___ SUPPLIED RECORDS ___

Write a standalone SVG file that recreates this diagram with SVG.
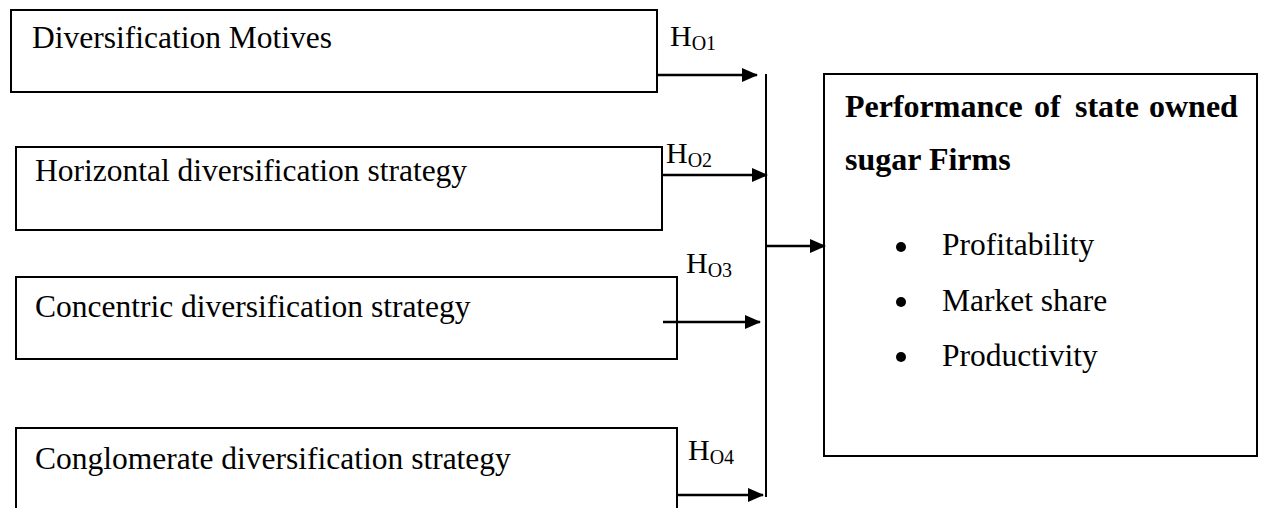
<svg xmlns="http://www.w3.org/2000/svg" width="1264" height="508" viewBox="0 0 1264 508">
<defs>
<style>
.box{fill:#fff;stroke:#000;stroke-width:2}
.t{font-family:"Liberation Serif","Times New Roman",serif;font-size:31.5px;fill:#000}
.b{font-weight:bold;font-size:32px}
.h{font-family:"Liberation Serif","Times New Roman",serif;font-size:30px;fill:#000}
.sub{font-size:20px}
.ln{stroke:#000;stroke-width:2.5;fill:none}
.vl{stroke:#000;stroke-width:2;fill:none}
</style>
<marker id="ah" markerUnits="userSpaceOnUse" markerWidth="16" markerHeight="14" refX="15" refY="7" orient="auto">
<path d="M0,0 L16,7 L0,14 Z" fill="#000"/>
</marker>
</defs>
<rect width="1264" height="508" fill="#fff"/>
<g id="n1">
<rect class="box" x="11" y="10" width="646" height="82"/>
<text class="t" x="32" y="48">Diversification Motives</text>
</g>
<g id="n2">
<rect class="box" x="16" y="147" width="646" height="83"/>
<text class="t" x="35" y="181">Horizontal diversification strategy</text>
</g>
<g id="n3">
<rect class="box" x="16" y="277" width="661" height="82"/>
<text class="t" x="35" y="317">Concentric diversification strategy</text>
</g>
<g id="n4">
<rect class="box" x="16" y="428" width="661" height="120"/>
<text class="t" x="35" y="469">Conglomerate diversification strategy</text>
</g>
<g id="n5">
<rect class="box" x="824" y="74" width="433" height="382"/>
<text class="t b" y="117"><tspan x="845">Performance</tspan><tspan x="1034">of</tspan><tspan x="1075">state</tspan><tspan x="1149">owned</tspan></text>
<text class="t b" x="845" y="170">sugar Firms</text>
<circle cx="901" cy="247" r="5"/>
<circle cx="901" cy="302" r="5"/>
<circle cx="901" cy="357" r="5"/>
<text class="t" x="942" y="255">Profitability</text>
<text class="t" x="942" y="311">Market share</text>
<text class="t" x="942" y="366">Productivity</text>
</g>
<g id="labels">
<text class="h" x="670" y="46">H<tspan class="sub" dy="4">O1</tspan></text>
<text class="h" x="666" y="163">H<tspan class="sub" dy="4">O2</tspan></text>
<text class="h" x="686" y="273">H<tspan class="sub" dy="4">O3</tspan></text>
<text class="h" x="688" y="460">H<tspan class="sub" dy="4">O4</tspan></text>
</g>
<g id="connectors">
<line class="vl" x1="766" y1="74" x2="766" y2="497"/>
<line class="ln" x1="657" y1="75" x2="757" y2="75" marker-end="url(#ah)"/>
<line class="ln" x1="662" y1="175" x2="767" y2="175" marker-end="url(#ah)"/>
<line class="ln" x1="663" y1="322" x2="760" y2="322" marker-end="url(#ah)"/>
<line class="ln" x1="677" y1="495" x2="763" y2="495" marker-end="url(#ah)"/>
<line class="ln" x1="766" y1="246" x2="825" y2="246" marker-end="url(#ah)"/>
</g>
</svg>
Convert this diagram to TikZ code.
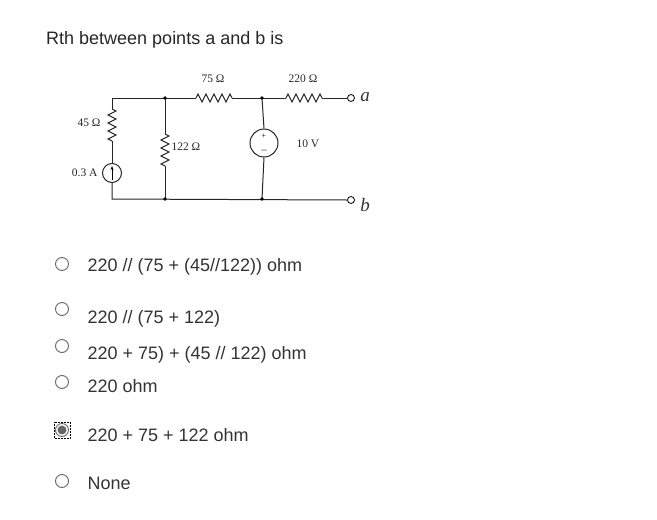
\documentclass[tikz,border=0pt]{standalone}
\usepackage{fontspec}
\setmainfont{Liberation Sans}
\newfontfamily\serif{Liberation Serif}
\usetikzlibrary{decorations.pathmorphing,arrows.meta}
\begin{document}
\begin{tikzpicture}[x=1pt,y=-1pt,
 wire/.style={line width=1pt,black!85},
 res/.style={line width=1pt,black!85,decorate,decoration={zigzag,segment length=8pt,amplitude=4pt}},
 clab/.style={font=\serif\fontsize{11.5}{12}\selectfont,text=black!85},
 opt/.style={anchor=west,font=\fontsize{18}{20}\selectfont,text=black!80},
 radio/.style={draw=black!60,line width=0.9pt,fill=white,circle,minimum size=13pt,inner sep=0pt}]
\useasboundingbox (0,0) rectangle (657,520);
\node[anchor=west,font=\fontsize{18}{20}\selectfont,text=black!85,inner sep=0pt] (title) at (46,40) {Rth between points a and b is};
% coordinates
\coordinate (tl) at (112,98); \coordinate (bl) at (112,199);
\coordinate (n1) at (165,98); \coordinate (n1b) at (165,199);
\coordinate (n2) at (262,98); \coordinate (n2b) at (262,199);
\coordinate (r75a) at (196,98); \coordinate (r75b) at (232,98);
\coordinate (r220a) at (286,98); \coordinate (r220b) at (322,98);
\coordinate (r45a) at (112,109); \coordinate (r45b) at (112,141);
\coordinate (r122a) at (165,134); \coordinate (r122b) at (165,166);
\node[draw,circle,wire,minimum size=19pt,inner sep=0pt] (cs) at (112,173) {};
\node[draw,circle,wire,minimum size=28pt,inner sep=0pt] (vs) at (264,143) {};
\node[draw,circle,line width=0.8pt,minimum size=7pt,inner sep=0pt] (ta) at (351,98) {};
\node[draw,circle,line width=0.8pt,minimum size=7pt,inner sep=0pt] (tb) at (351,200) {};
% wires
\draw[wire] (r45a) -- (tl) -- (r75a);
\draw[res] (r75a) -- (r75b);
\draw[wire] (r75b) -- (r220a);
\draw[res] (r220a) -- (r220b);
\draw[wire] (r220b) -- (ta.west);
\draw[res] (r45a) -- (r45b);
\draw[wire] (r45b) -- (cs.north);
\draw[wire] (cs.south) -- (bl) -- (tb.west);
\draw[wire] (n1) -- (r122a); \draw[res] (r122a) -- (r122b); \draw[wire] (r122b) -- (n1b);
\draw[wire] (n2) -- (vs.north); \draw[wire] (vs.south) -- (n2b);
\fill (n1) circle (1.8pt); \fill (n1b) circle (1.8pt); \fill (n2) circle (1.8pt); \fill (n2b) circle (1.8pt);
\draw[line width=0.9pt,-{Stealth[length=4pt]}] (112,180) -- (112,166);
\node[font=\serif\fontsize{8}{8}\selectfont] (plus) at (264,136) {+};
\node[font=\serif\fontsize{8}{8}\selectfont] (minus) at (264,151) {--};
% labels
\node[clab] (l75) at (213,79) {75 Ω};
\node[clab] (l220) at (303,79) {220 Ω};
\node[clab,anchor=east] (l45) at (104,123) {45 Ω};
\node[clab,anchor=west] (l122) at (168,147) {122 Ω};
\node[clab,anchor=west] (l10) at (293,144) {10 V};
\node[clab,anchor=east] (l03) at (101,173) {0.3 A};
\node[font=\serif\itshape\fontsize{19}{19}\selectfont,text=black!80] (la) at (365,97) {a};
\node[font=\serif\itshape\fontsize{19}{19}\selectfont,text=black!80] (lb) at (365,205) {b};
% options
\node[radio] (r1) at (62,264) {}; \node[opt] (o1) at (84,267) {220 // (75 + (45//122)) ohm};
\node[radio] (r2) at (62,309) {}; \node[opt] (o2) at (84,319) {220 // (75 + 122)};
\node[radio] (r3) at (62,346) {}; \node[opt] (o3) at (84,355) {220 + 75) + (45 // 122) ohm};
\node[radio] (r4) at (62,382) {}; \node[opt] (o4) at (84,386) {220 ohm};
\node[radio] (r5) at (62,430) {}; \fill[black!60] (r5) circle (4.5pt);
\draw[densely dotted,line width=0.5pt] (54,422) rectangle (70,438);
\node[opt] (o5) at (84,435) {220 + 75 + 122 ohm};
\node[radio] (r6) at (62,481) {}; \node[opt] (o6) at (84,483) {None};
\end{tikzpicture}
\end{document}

___

WORK REQUIRED: Reproduce the whole listing word for word, setting aside any pictures.

COMPLETE RESPONSE:
Write a standalone SVG file that recreates this diagram with SVG.
<svg xmlns="http://www.w3.org/2000/svg" width="1264" height="508" viewBox="0 0 1264 508">
<defs>
<style>
.box{fill:#fff;stroke:#000;stroke-width:2}
.t{font-family:"Liberation Serif","Times New Roman",serif;font-size:31.5px;fill:#000}
.b{font-weight:bold;font-size:32px}
.h{font-family:"Liberation Serif","Times New Roman",serif;font-size:30px;fill:#000}
.sub{font-size:20px}
.ln{stroke:#000;stroke-width:2.5;fill:none}
.vl{stroke:#000;stroke-width:2;fill:none}
</style>
<marker id="ah" markerUnits="userSpaceOnUse" markerWidth="16" markerHeight="14" refX="15" refY="7" orient="auto">
<path d="M0,0 L16,7 L0,14 Z" fill="#000"/>
</marker>
</defs>
<rect width="1264" height="508" fill="#fff"/>
<g id="n1">
<rect class="box" x="11" y="10" width="646" height="82"/>
<text class="t" x="32" y="48">Diversification Motives</text>
</g>
<g id="n2">
<rect class="box" x="16" y="147" width="646" height="83"/>
<text class="t" x="35" y="181">Horizontal diversification strategy</text>
</g>
<g id="n3">
<rect class="box" x="16" y="277" width="661" height="82"/>
<text class="t" x="35" y="317">Concentric diversification strategy</text>
</g>
<g id="n4">
<rect class="box" x="16" y="428" width="661" height="120"/>
<text class="t" x="35" y="469">Conglomerate diversification strategy</text>
</g>
<g id="n5">
<rect class="box" x="824" y="74" width="433" height="382"/>
<text class="t b" y="117"><tspan x="845">Performance</tspan><tspan x="1034">of</tspan><tspan x="1075">state</tspan><tspan x="1149">owned</tspan></text>
<text class="t b" x="845" y="170">sugar Firms</text>
<circle cx="901" cy="247" r="5"/>
<circle cx="901" cy="302" r="5"/>
<circle cx="901" cy="357" r="5"/>
<text class="t" x="942" y="255">Profitability</text>
<text class="t" x="942" y="311">Market share</text>
<text class="t" x="942" y="366">Productivity</text>
</g>
<g id="labels">
<text class="h" x="670" y="46">H<tspan class="sub" dy="4">O1</tspan></text>
<text class="h" x="666" y="163">H<tspan class="sub" dy="4">O2</tspan></text>
<text class="h" x="686" y="273">H<tspan class="sub" dy="4">O3</tspan></text>
<text class="h" x="688" y="460">H<tspan class="sub" dy="4">O4</tspan></text>
</g>
<g id="connectors">
<line class="vl" x1="766" y1="74" x2="766" y2="497"/>
<line class="ln" x1="657" y1="75" x2="757" y2="75" marker-end="url(#ah)"/>
<line class="ln" x1="662" y1="175" x2="767" y2="175" marker-end="url(#ah)"/>
<line class="ln" x1="663" y1="322" x2="760" y2="322" marker-end="url(#ah)"/>
<line class="ln" x1="677" y1="495" x2="763" y2="495" marker-end="url(#ah)"/>
<line class="ln" x1="766" y1="246" x2="825" y2="246" marker-end="url(#ah)"/>
</g>
</svg>
Convert this diagram to TikZ code.
\documentclass[tikz,border=0pt]{standalone}
\usepackage{fontspec}
\setmainfont{Liberation Sans}
\newfontfamily\serif{Liberation Serif}
\usetikzlibrary{decorations.pathmorphing,arrows.meta}
\begin{document}
\begin{tikzpicture}[x=1pt,y=-1pt,
 wire/.style={line width=1pt,black!85},
 res/.style={line width=1pt,black!85,decorate,decoration={zigzag,segment length=8pt,amplitude=4pt}},
 clab/.style={font=\serif\fontsize{11.5}{12}\selectfont,text=black!85},
 opt/.style={anchor=west,font=\fontsize{18}{20}\selectfont,text=black!80},
 radio/.style={draw=black!60,line width=0.9pt,fill=white,circle,minimum size=13pt,inner sep=0pt}]
\useasboundingbox (0,0) rectangle (657,520);
\node[anchor=west,font=\fontsize{18}{20}\selectfont,text=black!85,inner sep=0pt] (title) at (46,40) {Rth between points a and b is};
% coordinates
\coordinate (tl) at (112,98); \coordinate (bl) at (112,199);
\coordinate (n1) at (165,98); \coordinate (n1b) at (165,199);
\coordinate (n2) at (262,98); \coordinate (n2b) at (262,199);
\coordinate (r75a) at (196,98); \coordinate (r75b) at (232,98);
\coordinate (r220a) at (286,98); \coordinate (r220b) at (322,98);
\coordinate (r45a) at (112,109); \coordinate (r45b) at (112,141);
\coordinate (r122a) at (165,134); \coordinate (r122b) at (165,166);
\node[draw,circle,wire,minimum size=19pt,inner sep=0pt] (cs) at (112,173) {};
\node[draw,circle,wire,minimum size=28pt,inner sep=0pt] (vs) at (264,143) {};
\node[draw,circle,line width=0.8pt,minimum size=7pt,inner sep=0pt] (ta) at (351,98) {};
\node[draw,circle,line width=0.8pt,minimum size=7pt,inner sep=0pt] (tb) at (351,200) {};
% wires
\draw[wire] (r45a) -- (tl) -- (r75a);
\draw[res] (r75a) -- (r75b);
\draw[wire] (r75b) -- (r220a);
\draw[res] (r220a) -- (r220b);
\draw[wire] (r220b) -- (ta.west);
\draw[res] (r45a) -- (r45b);
\draw[wire] (r45b) -- (cs.north);
\draw[wire] (cs.south) -- (bl) -- (tb.west);
\draw[wire] (n1) -- (r122a); \draw[res] (r122a) -- (r122b); \draw[wire] (r122b) -- (n1b);
\draw[wire] (n2) -- (vs.north); \draw[wire] (vs.south) -- (n2b);
\fill (n1) circle (1.8pt); \fill (n1b) circle (1.8pt); \fill (n2) circle (1.8pt); \fill (n2b) circle (1.8pt);
\draw[line width=0.9pt,-{Stealth[length=4pt]}] (112,180) -- (112,166);
\node[font=\serif\fontsize{8}{8}\selectfont] (plus) at (264,136) {+};
\node[font=\serif\fontsize{8}{8}\selectfont] (minus) at (264,151) {--};
% labels
\node[clab] (l75) at (213,79) {75 Ω};
\node[clab] (l220) at (303,79) {220 Ω};
\node[clab,anchor=east] (l45) at (104,123) {45 Ω};
\node[clab,anchor=west] (l122) at (168,147) {122 Ω};
\node[clab,anchor=west] (l10) at (293,144) {10 V};
\node[clab,anchor=east] (l03) at (101,173) {0.3 A};
\node[font=\serif\itshape\fontsize{19}{19}\selectfont,text=black!80] (la) at (365,97) {a};
\node[font=\serif\itshape\fontsize{19}{19}\selectfont,text=black!80] (lb) at (365,205) {b};
% options
\node[radio] (r1) at (62,264) {}; \node[opt] (o1) at (84,267) {220 // (75 + (45//122)) ohm};
\node[radio] (r2) at (62,309) {}; \node[opt] (o2) at (84,319) {220 // (75 + 122)};
\node[radio] (r3) at (62,346) {}; \node[opt] (o3) at (84,355) {220 + 75) + (45 // 122) ohm};
\node[radio] (r4) at (62,382) {}; \node[opt] (o4) at (84,386) {220 ohm};
\node[radio] (r5) at (62,430) {}; \fill[black!60] (r5) circle (4.5pt);
\draw[densely dotted,line width=0.5pt] (54,422) rectangle (70,438);
\node[opt] (o5) at (84,435) {220 + 75 + 122 ohm};
\node[radio] (r6) at (62,481) {}; \node[opt] (o6) at (84,483) {None};
\end{tikzpicture}
\end{document}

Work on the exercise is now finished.